Parmigianino (Girolamo Francesco Maria Mazzola) (Italian, 1503-1540), Madonna And Child, c. 1527-1530. Oil on panel, 17 5/8 x 13 3/8 in. (44.8 x 34 cm) Framed: 24 1/16 x 20 x 2 1/2 in. (61.1 x 50.8 x 6.4 cm), AP 1995.09. Kimbell Art Museum, Fort Worth, Texas, USA © 2016 Kimbell Art Museum
Hailed as the new Raphael, Parmigianino was one of the most influential artists of the sixteenth century, cultivating a mannered gracefulness of pose and physiognomy, combined with new and dramatic coloristic effects, that transformed the classicism of his Renaissance predecessors. In his Lives of the Artists (1568), Giorgio Vasari observed that Parmigianino “gave to his figures . . . a certain loveliness, sweetness, and charm in their attitudes which were particularly his own.” Parmigianino spent three years in Bologna (1527-30) where he produced a number of small devotional works in the swift, assured manner that typified his mature style. In the Kimbell panel, he draws upon the work of Leonardo, Raphael, and Michelangelo in counterposing the serenely pensive Virgin with her active Son, who tugs at his mother’s veil. But the compressed pose of the Christ Child and the tall, sweeping foreheads of mother and child introduce elements of Parmigianino’s distinctive Mannerism. The Virgin’s exquisite beauty is an outward sign of her inner grace, which Parmigianino reinforces through the golden strands of her ribboned hair and the fluid rhythms of her gossamer drapery.

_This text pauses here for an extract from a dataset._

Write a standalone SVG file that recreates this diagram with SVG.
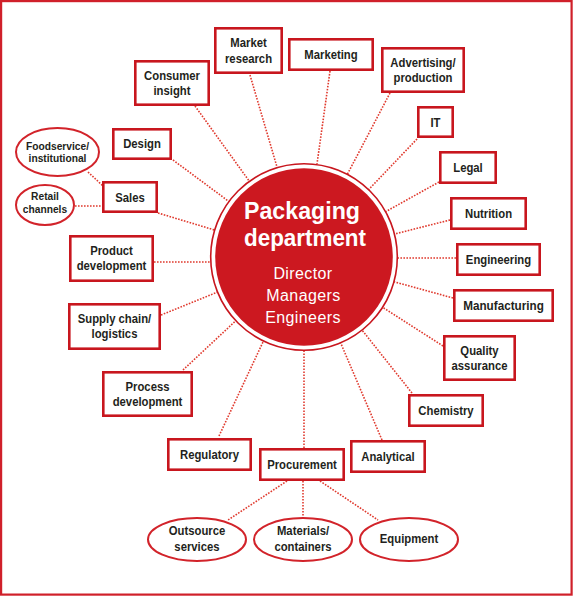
<svg xmlns="http://www.w3.org/2000/svg" width="574" height="597" viewBox="0 0 574 597">
<style>
.frame{fill:#fff;stroke:#d0202a;stroke-width:2.2}
.box rect{fill:#fff;stroke:#c8161e;stroke-width:2.6}
.ell ellipse{fill:#fff;stroke:#d2232a;stroke-width:2}
.lbl{font-family:"Liberation Sans",Arial,sans-serif;font-weight:bold;font-size:13px;fill:#231f20;text-anchor:middle}
.sm{font-size:11px}
.conn line{stroke:#e03a2e;stroke-width:1.6;stroke-dasharray:1.6 1.4}
.ct{font-family:"Liberation Sans",Arial,sans-serif;fill:#fff;text-anchor:middle}
.ctb{font-weight:bold;font-size:24px}
.cts{font-size:16px;letter-spacing:0.4px}
</style>
<rect class="frame" x="1.1" y="1.1" width="570.5" height="593.5"/>
<g id="connectors" class="conn">
<line x1="250" y1="75" x2="277" y2="167"/>
<line x1="330" y1="71" x2="317" y2="164"/>
<line x1="390" y1="93" x2="347.4" y2="174.2"/>
<line x1="417" y1="139" x2="368.7" y2="189.5"/>
<line x1="439" y1="182" x2="385.8" y2="211.6"/>
<line x1="450" y1="220" x2="394.6" y2="234"/>
<line x1="456" y1="258" x2="397.5" y2="258"/>
<line x1="453" y1="298" x2="394.2" y2="281.8"/>
<line x1="443" y1="346" x2="382.8" y2="307.4"/>
<line x1="412" y1="393" x2="362" y2="330"/>
<line x1="382" y1="440" x2="340.7" y2="343"/>
<line x1="304" y1="448" x2="304" y2="350.5"/>
<line x1="219" y1="436" x2="263" y2="342"/>
<line x1="183" y1="370" x2="235.7" y2="320.8"/>
<line x1="161" y1="315" x2="217.3" y2="292.2"/>
<line x1="154" y1="262" x2="210.6" y2="262"/>
<line x1="158" y1="213" x2="214.5" y2="230"/>
<line x1="173" y1="160" x2="228.8" y2="201.4"/>
<line x1="195" y1="106" x2="249.3" y2="181.2"/>
<line x1="88" y1="172" x2="103" y2="186"/>
<line x1="75" y1="206" x2="102" y2="206"/>
<line x1="287" y1="481" x2="228" y2="520"/>
<line x1="303" y1="481" x2="303" y2="517"/>
<line x1="320" y1="481" x2="378" y2="520"/>
</g>
<g id="center">
<circle cx="304" cy="257" r="93.3" fill="#fff" stroke="#c8161e" stroke-width="1.6"/>
<circle cx="304" cy="257" r="88.8" fill="#cc1820"/>
<text class="ct ctb" x="302" y="219" textLength="116" lengthAdjust="spacingAndGlyphs">Packaging</text>
<text class="ct ctb" x="305" y="246" textLength="122" lengthAdjust="spacingAndGlyphs">department</text>
<text class="ct cts" x="303" y="279">Director</text>
<text class="ct cts" x="303.5" y="301">Managers</text>
<text class="ct cts" x="303" y="323">Engineers</text>
</g>
<g id="market-research" class="box"><rect x="215.3" y="28.3" width="66.4" height="44.4"/><text class="lbl" transform="translate(248.5,46.5) scale(.87,1)">Market</text><text class="lbl" transform="translate(248.5,62.5) scale(.87,1)">research</text></g>
<g id="marketing" class="box"><rect x="289.3" y="39.3" width="83.4" height="30.4"/><text class="lbl" transform="translate(331,59) scale(.87,1)">Marketing</text></g>
<g id="advertising" class="box"><rect x="382.3" y="48.3" width="81.4" height="43.4"/><text class="lbl" transform="translate(423,66.5) scale(.87,1)">Advertising/</text><text class="lbl" transform="translate(423,82) scale(.87,1)">production</text></g>
<g id="it" class="box"><rect x="418.3" y="107.3" width="34.4" height="29.4"/><text class="lbl" transform="translate(435.5,126.5) scale(.87,1)">IT</text></g>
<g id="legal" class="box"><rect x="440.3" y="152.3" width="55.4" height="30.4"/><text class="lbl" transform="translate(468,172) scale(.87,1)">Legal</text></g>
<g id="nutrition" class="box"><rect x="451.3" y="198.3" width="74.4" height="30.4"/><text class="lbl" transform="translate(488.5,218) scale(.87,1)">Nutrition</text></g>
<g id="engineering" class="box"><rect x="457.3" y="244.3" width="82.4" height="30.4"/><text class="lbl" transform="translate(498.5,264) scale(.87,1)">Engineering</text></g>
<g id="manufacturing" class="box"><rect x="454.3" y="290.3" width="98.4" height="30.4"/><text class="lbl" transform="translate(503.5,310) scale(.9,1)">Manufacturing</text></g>
<g id="quality-assurance" class="box"><rect x="444.3" y="336.3" width="70.4" height="43.4"/><text class="lbl" transform="translate(479.5,354.5) scale(.87,1)">Quality</text><text class="lbl" transform="translate(479.5,370) scale(.87,1)">assurance</text></g>
<g id="chemistry" class="box"><rect x="409.3" y="395.3" width="73.4" height="30.4"/><text class="lbl" transform="translate(446,415) scale(.87,1)">Chemistry</text></g>
<g id="analytical" class="box"><rect x="351.3" y="441.3" width="73.4" height="30.4"/><text class="lbl" transform="translate(388,461) scale(.87,1)">Analytical</text></g>
<g id="procurement" class="box"><rect x="260.3" y="449.3" width="83.4" height="30.4"/><text class="lbl" transform="translate(302,469) scale(.87,1)">Procurement</text></g>
<g id="regulatory" class="box"><rect x="168.3" y="439.3" width="82.4" height="30.4"/><text class="lbl" transform="translate(209.5,459) scale(.87,1)">Regulatory</text></g>
<g id="process-development" class="box"><rect x="103.3" y="372.3" width="88.4" height="43.4"/><text class="lbl" transform="translate(147.5,390.5) scale(.87,1)">Process</text><text class="lbl" transform="translate(147.5,406) scale(.87,1)">development</text></g>
<g id="supply-chain" class="box"><rect x="69.3" y="304.3" width="90.4" height="44.4"/><text class="lbl" transform="translate(114.5,322.5) scale(.87,1)">Supply chain/</text><text class="lbl" transform="translate(114.5,338) scale(.87,1)">logistics</text></g>
<g id="product-development" class="box"><rect x="70.3" y="236.3" width="82.4" height="44.4"/><text class="lbl" transform="translate(111.5,254.5) scale(.87,1)">Product</text><text class="lbl" transform="translate(111.5,270) scale(.87,1)">development</text></g>
<g id="sales" class="box"><rect x="103.3" y="182.3" width="53.4" height="29.4"/><text class="lbl" transform="translate(130,201.5) scale(.87,1)">Sales</text></g>
<g id="design" class="box"><rect x="113.3" y="129.3" width="57.4" height="29.4"/><text class="lbl" transform="translate(142,148) scale(.87,1)">Design</text></g>
<g id="consumer-insight" class="box"><rect x="135.3" y="61.3" width="73.4" height="43.4"/><text class="lbl" transform="translate(172,79.5) scale(.87,1)">Consumer</text><text class="lbl" transform="translate(172,95) scale(.87,1)">insight</text></g>
<g id="foodservice" class="ell"><ellipse cx="57.5" cy="152" rx="41.5" ry="24"/><text class="lbl sm" transform="translate(57.5,149.5) scale(.93,1)">Foodservice/</text><text class="lbl sm" transform="translate(57.5,162) scale(.93,1)">institutional</text></g>
<g id="retail-channels" class="ell"><ellipse cx="45" cy="205" rx="29" ry="20"/><text class="lbl sm" transform="translate(45,200) scale(.93,1)">Retail</text><text class="lbl sm" transform="translate(45,212.5) scale(.93,1)">channels</text></g>
<g id="outsource-services" class="ell"><ellipse cx="197" cy="539.5" rx="49" ry="21.5"/><text class="lbl" transform="translate(197,535) scale(.87,1)">Outsource</text><text class="lbl" transform="translate(197,551) scale(.87,1)">services</text></g>
<g id="materials-containers" class="ell"><ellipse cx="303" cy="539.5" rx="49" ry="21.5"/><text class="lbl" transform="translate(303,535) scale(.87,1)">Materials/</text><text class="lbl" transform="translate(303,551) scale(.87,1)">containers</text></g>
<g id="equipment" class="ell"><ellipse cx="409" cy="539.5" rx="49" ry="21.5"/><text class="lbl" transform="translate(409,543) scale(.87,1)">Equipment</text></g>
</svg>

Provenance: Marchese Arnaldi, Florence; purchased through (William Kent) for Nathaniel Curzon, 5th baronet (later 1st baron Scarsdale) [1726-1804], Kedleston Hall, Derbyshire, England, 1758; by inheritance to his son, Nathaniel Curzon, 2nd baron Scarsdale [1751-1837], Kedleston Hall, Derbyshire; by inheritance to his son, Nathaniel Curzon, 3rd baron Scarsdale [1781-1856], Kedleston Hall, Derbyshire; by inheritance to his nephew, Rev. Alfred Nathaniel Holden Curzon, 4th baron Scarsdale [1831-1916], Kedleston Hall, Derbyshire; by inheritance to his son; George Nathaniel Curzon, 1st viscount Scarsdale, and earl, baron, and marquess Curzon of Kedleston [1859-1925], Kedleston Hall, Derbyshire; by inheritance to his nephew, Richard Nathaniel Curzon, 2nd viscount Scarsdale [1898-1977], Kedleston Hall, Derbyshire; by inheritance to his cousin, Francis John Nathaniel Curzon, 3rd viscount Scarsdale [1924-2000], Kedleston Hall, Derbyshire, to 1987; trustees of the Kedleston Estate Trusts, England; (sale, Christie’s, London, 7 July 1995, no. 118); purchased through (Simon Dickinson Ltd., London) by Kimbell Art Foundation, Fort Worth, 1995.